A transaxle is a single, integrated mechanical assembly that combines the functions of three separate components: the transmission, the differential, and the final drive gear set. This unified design allows for the efficient transfer of engine power to the drive wheels within a compact housing. This integration optimizes space, which is important in modern vehicle design for both compact commuter cars and high-performance sports models. Consolidating these systems simplifies the entire powertrain layout by eliminating the need for several external linkages and separate casings.
Integrated Components and Operation
The transaxle converts the engine’s rotational power into varying levels of speed and torque, then splits that power between the driven wheels. Inside the sealed casing, the process begins when engine power is fed through the input shaft to the transmission section. This section contains the gear sets, typically helical spur gears, which provide the necessary ratio changes for acceleration and cruising efficiency.
After the transmission adjusts the speed and torque, the power travels through the final drive, consisting of a pinion gear and a large ring gear. This step provides a final reduction in speed while multiplying torque before the power is sent to the differential. The final drive is permanently engaged and is a factor in the vehicle’s overall performance characteristics.
The differential unit is integrated with the final drive ring gear, distributing power to the two output shafts, often called half-shafts. This component is necessary because when a vehicle turns, the outer wheel must travel a greater distance and spin faster than the inner wheel. The gears within the differential allow this speed difference to occur, ensuring stable and controlled movement during cornering.
The power then exits the transaxle through the output shafts, which are connected via constant-velocity joints to the wheels themselves. Housing the shifting mechanism, final reduction, and torque splitting in one assembly defines the transaxle unit. In contrast, a traditional rear-wheel-drive system uses a separate transmission housing, a long driveshaft, and an axle housing containing only the differential.

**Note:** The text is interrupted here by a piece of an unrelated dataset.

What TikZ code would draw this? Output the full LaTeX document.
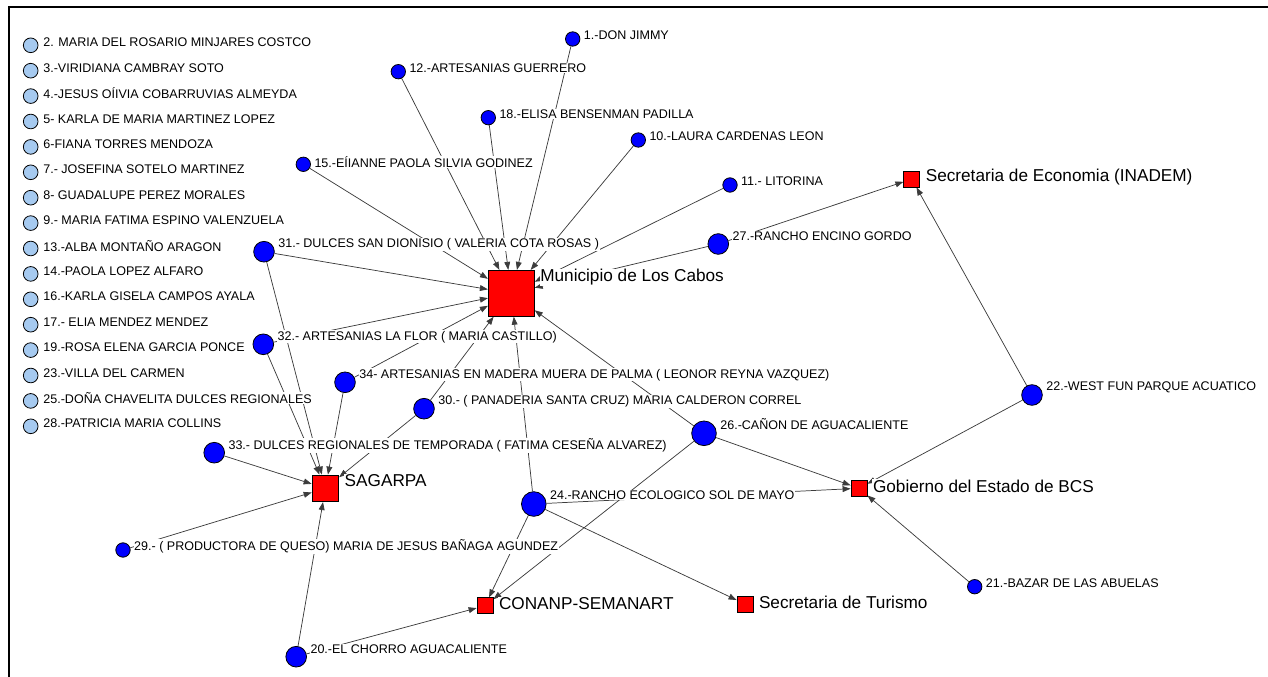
\documentclass[tikz,border=0pt]{standalone}
\usepackage{fontspec}
\setmainfont{Liberation Sans}
\usetikzlibrary{positioning,shapes,arrows.meta,backgrounds}
\definecolor{isoblue}{RGB}{166,202,240}
\definecolor{actblue}{RGB}{0,0,255}
\definecolor{orgred}{RGB}{255,0,0}
\definecolor{tiegray}{RGB}{60,60,60}

\begin{document}
\begin{tikzpicture}[x=0.75pt, y=-0.75pt,
    iso/.style={circle, draw, line width=0.6pt, fill=isoblue, minimum size=11pt, inner sep=0pt},
    actsm/.style={circle, draw, line width=0.6pt, fill=actblue, minimum size=10.8pt, inner sep=0pt},
    actmd/.style={actsm, minimum size=15.5pt},
    actlg/.style={actsm, minimum size=18.5pt},
    org/.style={rectangle, draw, line width=0.6pt, fill=orgred, minimum size=12pt, inner sep=0pt},
    lbl/.style={font=\fontsize{9.4}{11}\selectfont, fill=white, inner sep=0.5pt, anchor=west, xshift=2pt},
    liso/.style={lbl, xshift=1pt, yshift=2pt},
    lsm/.style={lbl, yshift=2.6pt},
    lmd/.style={lbl, yshift=5.6pt},
    llg/.style={lbl, yshift=6.8pt},
    lorg/.style={lbl, font=\fontsize{12.9}{15}\selectfont, xshift=1.5pt, yshift=1.6pt},
    tie/.style={-{Triangle[length=6pt,width=4.4pt]}, draw=tiegray, line width=0.55pt}]

    \useasboundingbox (0,0) rectangle (1268,677);
    \draw[line width=1.5pt] (1268,7) -- (9,7) -- (9,677);

    % isolates
    \node (i2) [iso, label={[liso]east:2. MARIA DEL ROSARIO MINJARES COSTCO}] at (30.7,45.3) {};
    \node (i3) [iso, below=7.45pt of i2, label={[liso]east:3.-VIRIDIANA CAMBRAY SOTO}] {};
    \node (i4) [iso, below=7.45pt of i3, label={[liso]east:4.-JESUS OÍIVIA COBARRUVIAS ALMEYDA}] {};
    \node (i5) [iso, below=7.45pt of i4, label={[liso]east:5- KARLA DE MARIA MARTINEZ LOPEZ}] {};
    \node (i6) [iso, below=7.45pt of i5, label={[liso]east:6-FIANA TORRES MENDOZA}] {};
    \node (i7) [iso, below=7.45pt of i6, label={[liso]east:7.- JOSEFINA SOTELO MARTINEZ}] {};
    \node (i8) [iso, below=7.45pt of i7, label={[liso]east:8- GUADALUPE PEREZ MORALES}] {};
    \node (i9) [iso, below=7.45pt of i8, label={[liso]east:9.- MARIA FATIMA ESPINO VALENZUELA}] {};
    \node (i13) [iso, below=7.45pt of i9, label={[liso]east:13.-ALBA MONTAÑO ARAGON}] {};
    \node (i14) [iso, below=7.45pt of i13, label={[liso]east:14.-PAOLA LOPEZ ALFARO}] {};
    \node (i16) [iso, below=7.45pt of i14, label={[liso]east:16.-KARLA GISELA CAMPOS AYALA}] {};
    \node (i17) [iso, below=7.45pt of i16, label={[liso]east:17.- ELIA MENDEZ MENDEZ}] {};
    \node (i19) [iso, below=7.45pt of i17, label={[liso]east:19.-ROSA ELENA GARCIA PONCE}] {};
    \node (i23) [iso, below=7.45pt of i19, label={[liso]east:23.-VILLA DEL CARMEN}] {};
    \node (i25) [iso, below=7.45pt of i23, label={[liso]east:25.-DOÑA CHAVELITA DULCES REGIONALES}] {};
    \node (i28) [iso, below=7.45pt of i25, label={[liso]east:28.-PATRICIA MARIA COLLINS}] {};

    % organisations
    \node (mun) [org, minimum size=34.5pt, label={[lorg, yshift=10.4pt]east:Municipio de Los Cabos}] at (511.3,293.3) {};
    \node (sag) [org, minimum size=20pt, label={[lorg, yshift=4.4pt]east:SAGARPA}] at (325.4,488.3) {};
    \node (econ) [org, label={[lorg]east:Secretaria de Economia (INADEM)}] at (911.8,179) {};
    \node (gob) [org, label={[lorg]east:Gobierno del Estado de BCS}] at (859,488.3) {};
    \node (conanp) [org, label={[lorg]east:CONANP-SEMANART}] at (485,605.8) {};
    \node (tur) [org, label={[lorg]east:Secretaria de Turismo}] at (745,604) {};

    % actors
    \node (a1) [actsm, label={[lsm]east:1.-DON JIMMY}] at (572.7,39) {};
    \node (a12) [actsm, label={[lsm]east:12.-ARTESANIAS GUERRERO}] at (398.3,71.7) {};
    \node (a18) [actsm, label={[lsm]east:18.-ELISA BENSENMAN PADILLA}] at (488.3,117.7) {};
    \node (a10) [actsm, label={[lsm]east:10.-LAURA CARDENAS LEON}] at (638.3,140) {};
    \node (a15) [actsm, label={[lbl, yshift=1.5pt]east:15.-EÍIANNE PAOLA SILVIA GODINEZ}] at (303.3,164.3) {};
    \node (a11) [actsm, label={[lsm]east:11.- LITORINA}] at (730,185) {};
    \node (a27) [actmd, label={[lmd]east:27.-RANCHO ENCINO GORDO}] at (718.3,244) {};
    \node (a31) [actmd, label={[lmd]east:31.- DULCES SAN DIONISIO ( VALERIA COTA ROSAS )}] at (264,251.7) {};
    \node (a32) [actmd, label={[lmd]east:32.- ARTESANIAS LA FLOR ( MARIA CASTILLO)}] at (263.3,344.3) {};
    \node (a34) [actmd, label={[lmd]east:34- ARTESANIAS EN MADERA MUERA DE PALMA ( LEONOR REYNA VAZQUEZ)}] at (345,382.3) {};
    \node (a30) [actmd, label={[lmd]east:30.- ( PANADERIA SANTA CRUZ) MARIA CALDERON CORREL}] at (424,408.7) {};
    \node (a33) [actmd, label={[lmd]east:33.- DULCES REGIONALES DE TEMPORADA ( FATIMA CESEÑA ALVAREZ)}] at (214.2,452.7) {};
    \node (a29) [actsm, label={[lsm]east:29.- ( PRODUCTORA DE QUESO) MARIA DE JESUS BAÑAGA AGUNDEZ}] at (123,550) {};
    \node (a20) [actmd, label={[lmd]east:20.-EL CHORRO AGUACALIENTE}] at (296.2,656.7) {};
    \node (a24) [actlg, label={[llg]east:24.-RANCHO ECOLOGICO SOL DE MAYO}] at (533.8,504) {};
    \node (a26) [actlg, label={[llg]east:26.-CAÑON DE AGUACALIENTE}] at (704,433.3) {};
    \node (a22) [actmd, label={[lmd]east:22.-WEST FUN PARQUE ACUATICO}] at (1032,395) {};
    \node (a21) [actsm, label={[lsm]east:21.-BAZAR DE LAS ABUELAS}] at (974.7,586.7) {};

    % ties
    \begin{scope}[on background layer]
        \draw[tie] (a1) -- (mun);
        \draw[tie] (a12) -- (mun);
        \draw[tie] (a18) -- (mun);
        \draw[tie] (a15) -- (mun);
        \draw[tie] (a10) -- (mun);
        \draw[tie] (a11) -- (mun);
        \draw[tie] (a27) -- (mun);
        \draw[tie] (a31) -- (mun);
        \draw[tie] (a32) -- (mun);
        \draw[tie] (a34) -- (mun);
        \draw[tie] (a30) -- (mun);
        \draw[tie] (a24) -- (mun);
        \draw[tie] (a26) -- (mun);
        \draw[tie] (a27) -- (econ);
        \draw[tie] (a22) -- (econ);
        \draw[tie] (a22) -- (gob);
        \draw[tie] (a26) -- (gob);
        \draw[tie] (a24) -- (gob);
        \draw[tie] (a21) -- (gob);
        \draw[tie] (a24) -- (tur);
        \draw[tie] (a24) -- (conanp);
        \draw[tie] (a26) -- (conanp);
        \draw[tie] (a20) -- (conanp);
        \draw[tie] (a20) -- (sag);
        \draw[tie] (a29) -- (sag);
        \draw[tie] (a33) -- (sag);
        \draw[tie] (a31) -- (sag);
        \draw[tie] (a32) -- (sag);
        \draw[tie] (a34) -- (sag);
        \draw[tie] (a30) -- (sag);
    \end{scope}
\end{tikzpicture}
\end{document}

Common Vehicle Layouts Utilizing a Transaxle
The transaxle design is known primarily for its application in front-wheel-drive (FWD) vehicles, where it is used in a transverse configuration. In this arrangement, the engine and transaxle are mounted sideways, with the crankshaft and output shafts running perpendicular to the vehicle’s length. This transverse placement allows the transaxle to sit between the front drive wheels, sending power directly to them via short half-shafts.
This compact, transverse FWD layout is utilized in nearly all modern compact cars and passenger sedans because it maximizes cabin and trunk space. The entire powertrain is grouped over the driven wheels, which enhances traction in adverse conditions because the engine’s weight is concentrated onto the tires.
Transaxles are also used for performance vehicles, notably those with rear-wheel drive (RWD) or mid-engine layouts, such as models from Porsche, Corvette, and Ferrari. In these applications, the transaxle is placed at the rear of the vehicle, combining the transmission and differential near the rear axle. The engine, typically located at the front or middle of the chassis, connects to the rear-mounted transaxle via a long, rigid driveshaft known as a torque tube. This arrangement separates the transmission from the engine to achieve specific weight distribution goals.
Design Advantages Over Standard Drivetrain Assemblies
The primary reason manufacturers choose a transaxle design is the advantage it offers in terms of space and packaging efficiency. In FWD applications, the integration of the transmission and final drive into a single unit allows the engine bay to be much smaller. This compactness translates directly into more interior room for passengers and luggage, which is a major selling point for consumer-focused vehicles.
Another benefit is the way the transaxle influences weight distribution, especially in performance-oriented vehicles. In a traditional front-engine, RWD car, the transmission is located right behind the engine, resulting in a heavy front end. By moving the transmission and differential to the rear axle, the transaxle design helps achieve a near 50/50 front-to-rear weight balance. This improved balance enhances vehicle dynamics, steering response, and handling stability during high-speed cornering.
The transaxle design simplifies the overall driveline architecture compared to a separate transmission and differential system. Fewer components are needed to transmit power across the vehicle, which can reduce manufacturing complexity and minimize power losses associated with running a long driveshaft. Integrating the components into one casing often leads to a lower center of gravity, which contributes to better stability and cornering ability for both compact and high-performance models.